THE TASK »
Print the entries verbatim, leaving out the images they contain.
# # # # #
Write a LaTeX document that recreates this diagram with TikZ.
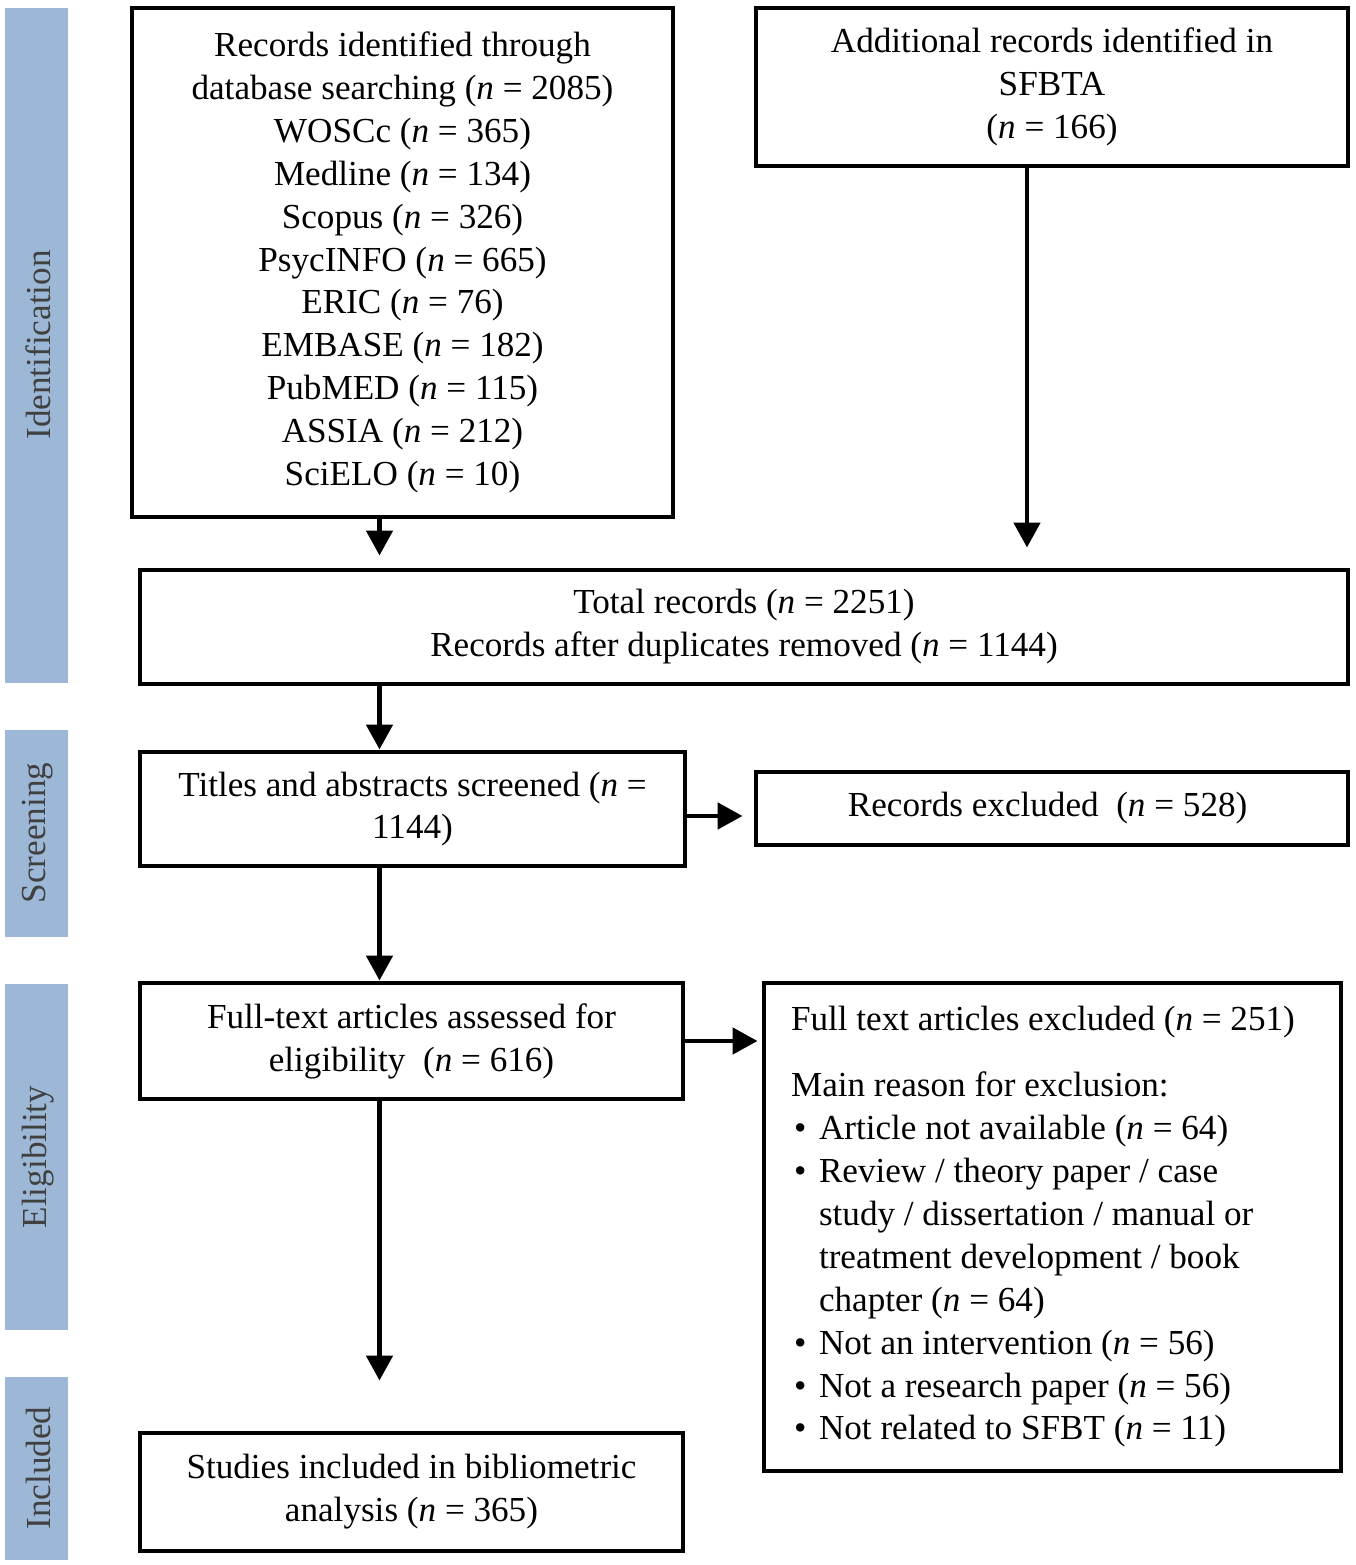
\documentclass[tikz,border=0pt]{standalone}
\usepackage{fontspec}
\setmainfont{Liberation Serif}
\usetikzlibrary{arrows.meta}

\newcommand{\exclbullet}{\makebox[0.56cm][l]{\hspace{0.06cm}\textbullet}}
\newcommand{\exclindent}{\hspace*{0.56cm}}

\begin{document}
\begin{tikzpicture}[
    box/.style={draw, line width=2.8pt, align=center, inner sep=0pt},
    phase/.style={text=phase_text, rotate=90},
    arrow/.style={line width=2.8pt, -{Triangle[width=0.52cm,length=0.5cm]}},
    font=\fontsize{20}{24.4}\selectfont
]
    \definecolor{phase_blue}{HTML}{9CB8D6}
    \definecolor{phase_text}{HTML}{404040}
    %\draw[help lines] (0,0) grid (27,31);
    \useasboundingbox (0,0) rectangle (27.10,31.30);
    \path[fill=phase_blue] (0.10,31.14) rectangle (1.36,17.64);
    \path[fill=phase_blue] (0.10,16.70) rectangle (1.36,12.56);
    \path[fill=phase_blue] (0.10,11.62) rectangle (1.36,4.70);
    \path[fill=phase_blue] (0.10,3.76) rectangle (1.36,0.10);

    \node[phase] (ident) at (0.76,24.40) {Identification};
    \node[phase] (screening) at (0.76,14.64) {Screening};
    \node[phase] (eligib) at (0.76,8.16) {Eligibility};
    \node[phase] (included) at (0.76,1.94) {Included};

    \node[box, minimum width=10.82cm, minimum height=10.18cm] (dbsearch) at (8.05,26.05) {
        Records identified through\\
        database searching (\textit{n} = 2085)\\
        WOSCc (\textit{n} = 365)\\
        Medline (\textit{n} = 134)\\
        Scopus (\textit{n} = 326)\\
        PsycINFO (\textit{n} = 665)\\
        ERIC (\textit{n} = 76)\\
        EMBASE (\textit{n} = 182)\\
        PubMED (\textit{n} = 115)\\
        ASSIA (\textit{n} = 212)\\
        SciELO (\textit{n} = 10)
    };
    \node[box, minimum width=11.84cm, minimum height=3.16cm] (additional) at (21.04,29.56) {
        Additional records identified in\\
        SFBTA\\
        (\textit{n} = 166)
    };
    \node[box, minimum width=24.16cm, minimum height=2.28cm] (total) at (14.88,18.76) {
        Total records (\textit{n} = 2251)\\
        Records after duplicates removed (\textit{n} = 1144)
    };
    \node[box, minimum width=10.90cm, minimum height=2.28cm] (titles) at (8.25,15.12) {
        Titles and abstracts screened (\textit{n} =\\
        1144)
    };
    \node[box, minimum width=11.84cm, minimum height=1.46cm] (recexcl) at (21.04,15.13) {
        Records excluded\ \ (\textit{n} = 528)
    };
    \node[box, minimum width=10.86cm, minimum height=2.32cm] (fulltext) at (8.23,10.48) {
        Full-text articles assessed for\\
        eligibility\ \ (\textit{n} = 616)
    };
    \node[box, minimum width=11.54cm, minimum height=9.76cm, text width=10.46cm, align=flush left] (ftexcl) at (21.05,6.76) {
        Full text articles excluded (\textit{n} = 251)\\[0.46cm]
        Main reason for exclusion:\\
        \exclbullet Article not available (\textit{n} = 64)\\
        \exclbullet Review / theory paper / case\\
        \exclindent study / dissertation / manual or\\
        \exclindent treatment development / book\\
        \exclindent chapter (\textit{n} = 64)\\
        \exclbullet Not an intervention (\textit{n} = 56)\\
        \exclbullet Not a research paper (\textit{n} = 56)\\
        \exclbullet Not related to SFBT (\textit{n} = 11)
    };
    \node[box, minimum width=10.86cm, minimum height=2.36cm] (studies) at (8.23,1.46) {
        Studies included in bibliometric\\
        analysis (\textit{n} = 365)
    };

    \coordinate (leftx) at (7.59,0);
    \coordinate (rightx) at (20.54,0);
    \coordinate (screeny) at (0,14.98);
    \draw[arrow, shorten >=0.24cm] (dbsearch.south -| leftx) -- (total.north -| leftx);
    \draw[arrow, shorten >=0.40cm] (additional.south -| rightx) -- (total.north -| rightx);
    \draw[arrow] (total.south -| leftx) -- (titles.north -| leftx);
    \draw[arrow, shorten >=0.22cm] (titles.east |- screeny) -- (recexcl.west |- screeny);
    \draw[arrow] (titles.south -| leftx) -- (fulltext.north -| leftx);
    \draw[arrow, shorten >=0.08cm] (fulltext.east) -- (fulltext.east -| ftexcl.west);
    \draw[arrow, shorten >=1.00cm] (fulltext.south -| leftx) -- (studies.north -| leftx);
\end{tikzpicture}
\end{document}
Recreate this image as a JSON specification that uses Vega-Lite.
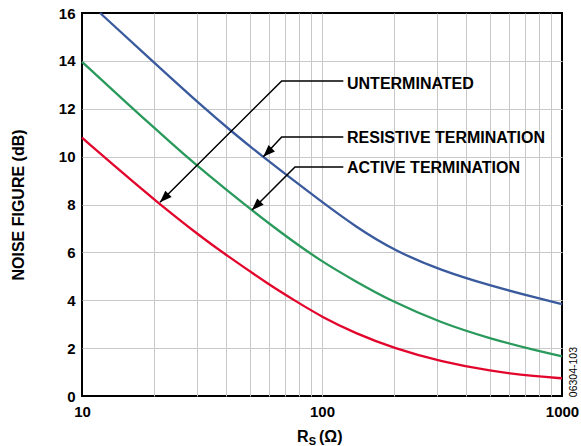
# # # # #
SOLUTION »
Write a LaTeX document that recreates this diagram with TikZ.
\documentclass[tikz,border=0pt]{standalone}
\usepackage{fontspec}
\setmainfont{Liberation Serif}
\usetikzlibrary{arrows.meta}

\newcommand{\exclbullet}{\makebox[0.56cm][l]{\hspace{0.06cm}\textbullet}}
\newcommand{\exclindent}{\hspace*{0.56cm}}

\begin{document}
\begin{tikzpicture}[
    box/.style={draw, line width=2.8pt, align=center, inner sep=0pt},
    phase/.style={text=phase_text, rotate=90},
    arrow/.style={line width=2.8pt, -{Triangle[width=0.52cm,length=0.5cm]}},
    font=\fontsize{20}{24.4}\selectfont
]
    \definecolor{phase_blue}{HTML}{9CB8D6}
    \definecolor{phase_text}{HTML}{404040}
    %\draw[help lines] (0,0) grid (27,31);
    \useasboundingbox (0,0) rectangle (27.10,31.30);
    \path[fill=phase_blue] (0.10,31.14) rectangle (1.36,17.64);
    \path[fill=phase_blue] (0.10,16.70) rectangle (1.36,12.56);
    \path[fill=phase_blue] (0.10,11.62) rectangle (1.36,4.70);
    \path[fill=phase_blue] (0.10,3.76) rectangle (1.36,0.10);

    \node[phase] (ident) at (0.76,24.40) {Identification};
    \node[phase] (screening) at (0.76,14.64) {Screening};
    \node[phase] (eligib) at (0.76,8.16) {Eligibility};
    \node[phase] (included) at (0.76,1.94) {Included};

    \node[box, minimum width=10.82cm, minimum height=10.18cm] (dbsearch) at (8.05,26.05) {
        Records identified through\\
        database searching (\textit{n} = 2085)\\
        WOSCc (\textit{n} = 365)\\
        Medline (\textit{n} = 134)\\
        Scopus (\textit{n} = 326)\\
        PsycINFO (\textit{n} = 665)\\
        ERIC (\textit{n} = 76)\\
        EMBASE (\textit{n} = 182)\\
        PubMED (\textit{n} = 115)\\
        ASSIA (\textit{n} = 212)\\
        SciELO (\textit{n} = 10)
    };
    \node[box, minimum width=11.84cm, minimum height=3.16cm] (additional) at (21.04,29.56) {
        Additional records identified in\\
        SFBTA\\
        (\textit{n} = 166)
    };
    \node[box, minimum width=24.16cm, minimum height=2.28cm] (total) at (14.88,18.76) {
        Total records (\textit{n} = 2251)\\
        Records after duplicates removed (\textit{n} = 1144)
    };
    \node[box, minimum width=10.90cm, minimum height=2.28cm] (titles) at (8.25,15.12) {
        Titles and abstracts screened (\textit{n} =\\
        1144)
    };
    \node[box, minimum width=11.84cm, minimum height=1.46cm] (recexcl) at (21.04,15.13) {
        Records excluded\ \ (\textit{n} = 528)
    };
    \node[box, minimum width=10.86cm, minimum height=2.32cm] (fulltext) at (8.23,10.48) {
        Full-text articles assessed for\\
        eligibility\ \ (\textit{n} = 616)
    };
    \node[box, minimum width=11.54cm, minimum height=9.76cm, text width=10.46cm, align=flush left] (ftexcl) at (21.05,6.76) {
        Full text articles excluded (\textit{n} = 251)\\[0.46cm]
        Main reason for exclusion:\\
        \exclbullet Article not available (\textit{n} = 64)\\
        \exclbullet Review / theory paper / case\\
        \exclindent study / dissertation / manual or\\
        \exclindent treatment development / book\\
        \exclindent chapter (\textit{n} = 64)\\
        \exclbullet Not an intervention (\textit{n} = 56)\\
        \exclbullet Not a research paper (\textit{n} = 56)\\
        \exclbullet Not related to SFBT (\textit{n} = 11)
    };
    \node[box, minimum width=10.86cm, minimum height=2.36cm] (studies) at (8.23,1.46) {
        Studies included in bibliometric\\
        analysis (\textit{n} = 365)
    };

    \coordinate (leftx) at (7.59,0);
    \coordinate (rightx) at (20.54,0);
    \coordinate (screeny) at (0,14.98);
    \draw[arrow, shorten >=0.24cm] (dbsearch.south -| leftx) -- (total.north -| leftx);
    \draw[arrow, shorten >=0.40cm] (additional.south -| rightx) -- (total.north -| rightx);
    \draw[arrow] (total.south -| leftx) -- (titles.north -| leftx);
    \draw[arrow, shorten >=0.22cm] (titles.east |- screeny) -- (recexcl.west |- screeny);
    \draw[arrow] (titles.south -| leftx) -- (fulltext.north -| leftx);
    \draw[arrow, shorten >=0.08cm] (fulltext.east) -- (fulltext.east -| ftexcl.west);
    \draw[arrow, shorten >=1.00cm] (fulltext.south -| leftx) -- (studies.north -| leftx);
\end{tikzpicture}
\end{document}
Recreate this image as a JSON specification that uses Vega-Lite.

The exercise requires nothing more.